Learning Pathways and Archival Resources
Modern enthusiasts can dive deeper thanks to digitized archives. The Library of Congress preserves wartime documentation on mechanical computing, providing context for Herzstark’s development story (loc.gov). Meanwhile, museum curators maintain exploded diagrams and service bulletins that reveal the internal geometry. Studying these resources clarifies why the Curta’s design choices—like a single stepped drum and a sliding carriage—were revolutionary. They also explain why, despite the arrival of transistors, the Curta remained in production until 1972; the design fulfilled niche requirements better than early electronics could.
Educational workshops often pair physical handling sessions with mathematical drills. Participants practice encoding numbers, turning the crank with steady tempo, and interpreting the counter dial. After a few sequences, they compare their timings to historical benchmarks like those in our table. This iterative learning mirrors the calculator on this page: input a new multiplier, observe the predicted time, and refine your technique until the estimate matches your real-world cadence.
Advanced Tips for Interpreting Calculator Output
Whether using an actual Curta or the digital tool above, interpreting results benefits from a few expert habits.
- Always separate “raw total” and “mechanical total.” The simulator displays both to illustrate how wear can skew readings; on a physical Curta, the difference would appear as digits that refuse to settle perfectly.
- Track carry events in complex multiplications.

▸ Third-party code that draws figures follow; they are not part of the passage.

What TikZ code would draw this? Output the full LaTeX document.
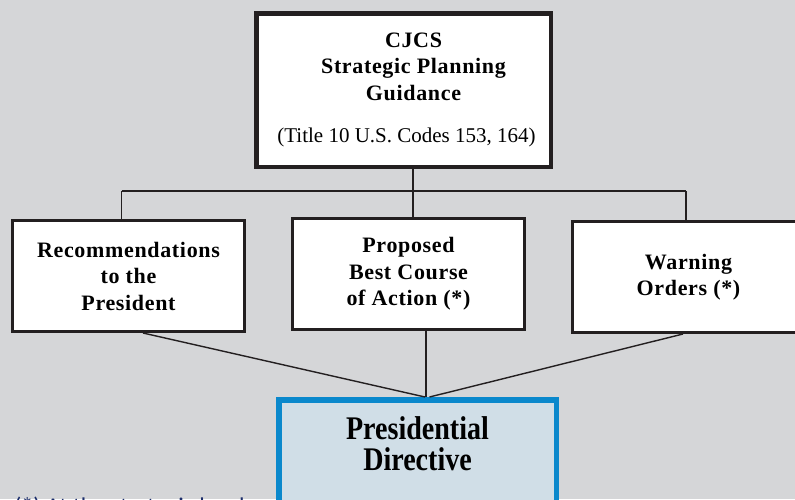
\documentclass[tikz,border=0pt]{standalone}
\usepackage{fontspec}
\setmainfont{Liberation Serif}
\newfontfamily\headfont[LetterSpace=3]{Liberation Serif}
\newfontfamily\condfont[FakeStretch=0.85]{Liberation Serif}
\newfontfamily\notefont{Carlito}
\usetikzlibrary{positioning}

\definecolor{pagebg}{HTML}{D5D6D8}
\definecolor{boxline}{HTML}{231F20}
\definecolor{dirline}{HTML}{0A88CC}
\definecolor{dirfill}{HTML}{D0DEE7}
\definecolor{notecol}{HTML}{1B2D6B}

\begin{document}
\begin{tikzpicture}[x=1pt,y=-1pt,
  topbox/.style={draw=boxline, fill=white, line width=4.5pt, minimum width=294.5pt,
    minimum height=153.5pt, inner sep=0pt, align=center,
    font=\headfont\fontsize{22}{26.5}\selectfont\bfseries},
  midbox/.style={draw=boxline, fill=white, line width=3.4pt, minimum width=231.6pt,
    minimum height=110.6pt, inner sep=0pt, align=center,
    font=\headfont\fontsize{22}{26.5}\selectfont\bfseries},
  dirbox/.style={draw=dirline, fill=dirfill, line width=5.5pt, minimum width=277.5pt,
    minimum height=170pt, inner sep=0pt},
  link/.style={draw=boxline, line width=1.4pt},
]
% page
\fill[pagebg] (0,0) rectangle (795,499);
\useasboundingbox (0,0) rectangle (795,499);

% top guidance box
\node[topbox] (top) at (403.5,90) {\hspace*{20pt}CJCS\\\hspace*{20pt}Strategic Planning\\
  \hspace*{20pt}Guidance\\[16pt]
  {\normalfont\fontsize{21}{26.5}\selectfont\hspace*{6pt}(Title 10 U.S. Codes 153, 164)}};

% three products
\node[midbox] (rec)  at (128.5,276) {Recommendations\\to the\\President};
\node[midbox] (prop) at (408.5,274) {Proposed\\Best Course\\of Action (*)};
\node[midbox] (warn) at (688.5,277) {Warning\\Orders (*)};

% presidential directive
\node[dirbox, anchor=north] (pres) at (417.5,397) {};
\node[font=\condfont\fontsize{33}{31}\selectfont\bfseries, align=center, anchor=north,
  inner sep=0pt] (prestext) at ([yshift=-19pt]pres.north) {Presidential\\Directive};

% distribution bus
\coordinate (busL) at (121.5,191);
\coordinate (busM) at (413,191);
\coordinate (busR) at (686,191);
\draw[link] (top.south -| busM) -- (busM);
\draw[link] (busL) -- (busR);
\draw[link] (busL) -- (busL |- rec.north);
\draw[link] (busM) -- (busM |- prop.north);
\draw[link] (busR) -- (busR |- warn.north);

% lines into the directive
\draw[link] ([xshift=14.5pt]rec.south) -- ([xshift=7.5pt]pres.north);
\draw[link] ([xshift=17.5pt]prop.south) -- ([xshift=8.5pt]pres.north);
\draw[link] ([xshift=-5.5pt]warn.south) -- ([xshift=12pt]pres.north);

% footnote
\node[anchor=base west, inner sep=0pt, text=notecol,
  font=\notefont\fontsize{24}{28}\selectfont] (note) at (14,514) {(*) At the strategic level};
\end{tikzpicture}
\end{document}
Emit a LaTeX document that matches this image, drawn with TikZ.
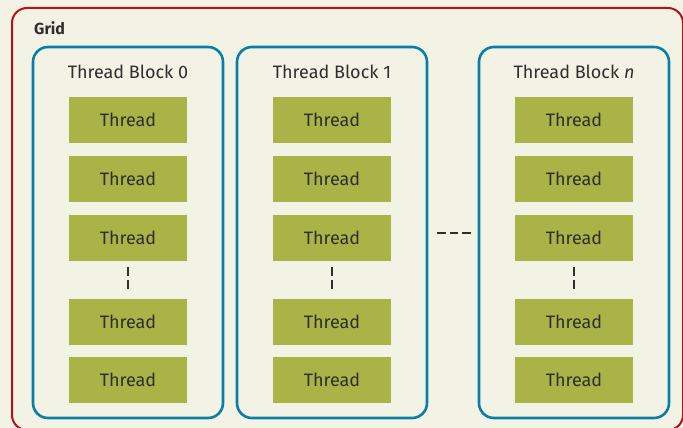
\documentclass[tikz,border=0pt]{standalone}
\usepackage{fontspec}
\setmainfont{Fira Sans}
\begin{document}
\begin{tikzpicture}[x=1pt,y=-1pt,
  gridframe/.style={draw=gridred,line width=2pt,rounded corners=15pt},
  blockframe/.style={draw=blockblue,line width=2.6pt,rounded corners=15pt},
  threadbox/.style={fill=threadgreen,minimum width=118pt,minimum height=46pt,
    inner sep=0pt,text=textdark,font=\fontsize{18}{20}\selectfont},
  blocktitle/.style={text=textdark,font=\fontsize{18}{20}\selectfont,inner sep=0pt},
  ellipsis/.style={draw=textdark,line width=2.6pt,dash pattern=on 9pt off 4pt}
]
\definecolor{bgcream}{HTML}{F2F2E5}
\definecolor{gridred}{HTML}{B5121B}
\definecolor{blockblue}{HTML}{0B7EA8}
\definecolor{threadgreen}{HTML}{A9B346}
\definecolor{textdark}{HTML}{2E2E2E}
\useasboundingbox (0,0) rectangle (683,428);
\fill[bgcream] (0,0) rectangle (683,428);
\begin{scope}
\clip (0,0) rectangle (683,428);
\draw[gridframe] (12,8) rectangle (683,430);
\end{scope}
\node[anchor=west,text=textdark,font=\bfseries\fontsize{16}{18}\selectfont,inner sep=0pt] (gridlabel) at (34,28) {Grid};

% thread blocks
\foreach \bx/\name/\lbl in {33/b0/{Thread Block 0},237/b1/{Thread Block 1},479/bn/{Thread Block \textit{n}}}{
  \draw[blockframe] (\bx,47) rectangle ++(190,371);
  \node[blocktitle] (\name title) at (\bx+95,72) {\lbl};
  \foreach \ty/\k in {120/1,179/2,238/3,322/4,380/5}{
    \node[threadbox] (\name t\k) at (\bx+95,\ty) {Thread};
  }
  \coordinate (\name dtop) at (\bx+95,267);
  \coordinate (\name dbot) at (\bx+95,289);
  \draw[ellipsis] (\name dtop) -- (\name dbot);
}
\coordinate (hdl) at (437,233);
\coordinate (hdr) at (471,233);
\draw[ellipsis,dash pattern=on 8.5pt off 4.2pt] (hdl) -- (hdr);
\end{tikzpicture}
\end{document}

High counts suggest you should slow the crank slightly to ensure each lever has time to fall into place.
- Monitor crank speed. Consistency matters more than absolute velocity, and the time estimates encourage you to maintain a rhythm rather than sprinting through turns.

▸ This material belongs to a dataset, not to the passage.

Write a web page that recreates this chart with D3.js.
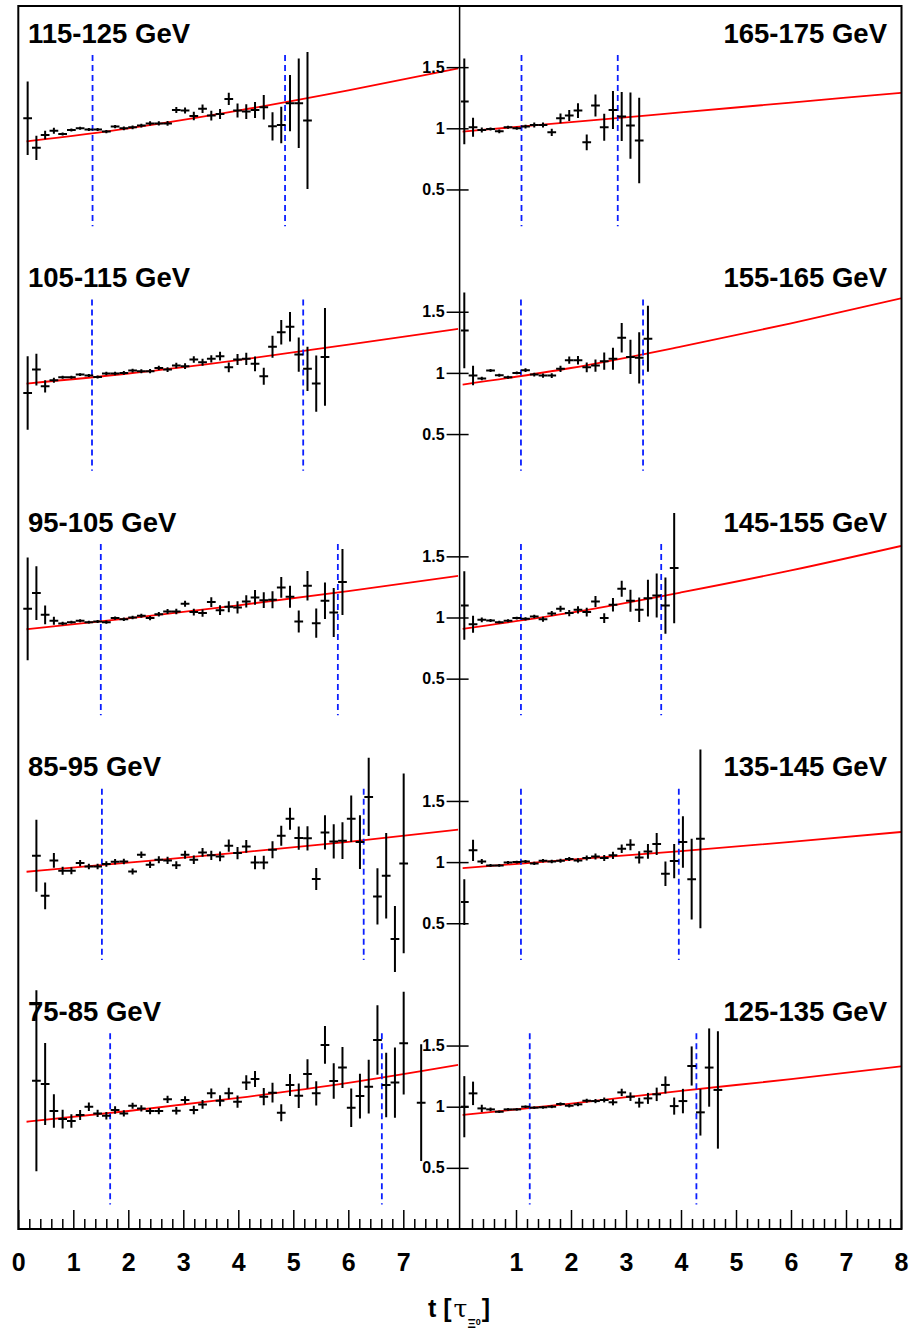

- Reset between operations. The Curta’s clearing ring prevents residual values from contaminating new work just as the calculator’s reset condition ensures accurate simulations.
These habits resonate with professional practices from aviation navigators and rally timekeepers who relied on Curtas under pressure. They treated each turn as part of a disciplined ritual, and that mindfulness kept errors rare.
Why the Curta Still Matters
Beyond nostalgia, the Curta represents a pinnacle of analog abstraction. It transforms addition into movement, multiplication into choreography, and precision into something literally graspable. By experimenting with the calculator on this page, you recreate that choreography: sliders act as digit gates, crank turns count operations, and efficiency reflects mechanical health. Long-form explanations like this guide ensure the knowledge endures so future technologists appreciate the ingenuity woven into every bearing and pawl.
When asked, “How does the Curta calculator work?” the best answer blends mechanics, history, and human skill. It works because carefully shaped metal parts lock together with micrometer accuracy. It works because Herzstark embedded number theory into gears. And it works because generations of operators—from alpine rally copilots to Antarctic surveyors—developed muscle memory that honored the machine’s rhythm. The interactive model and the extensive discussion above are invitations to continue that heritage with informed curiosity.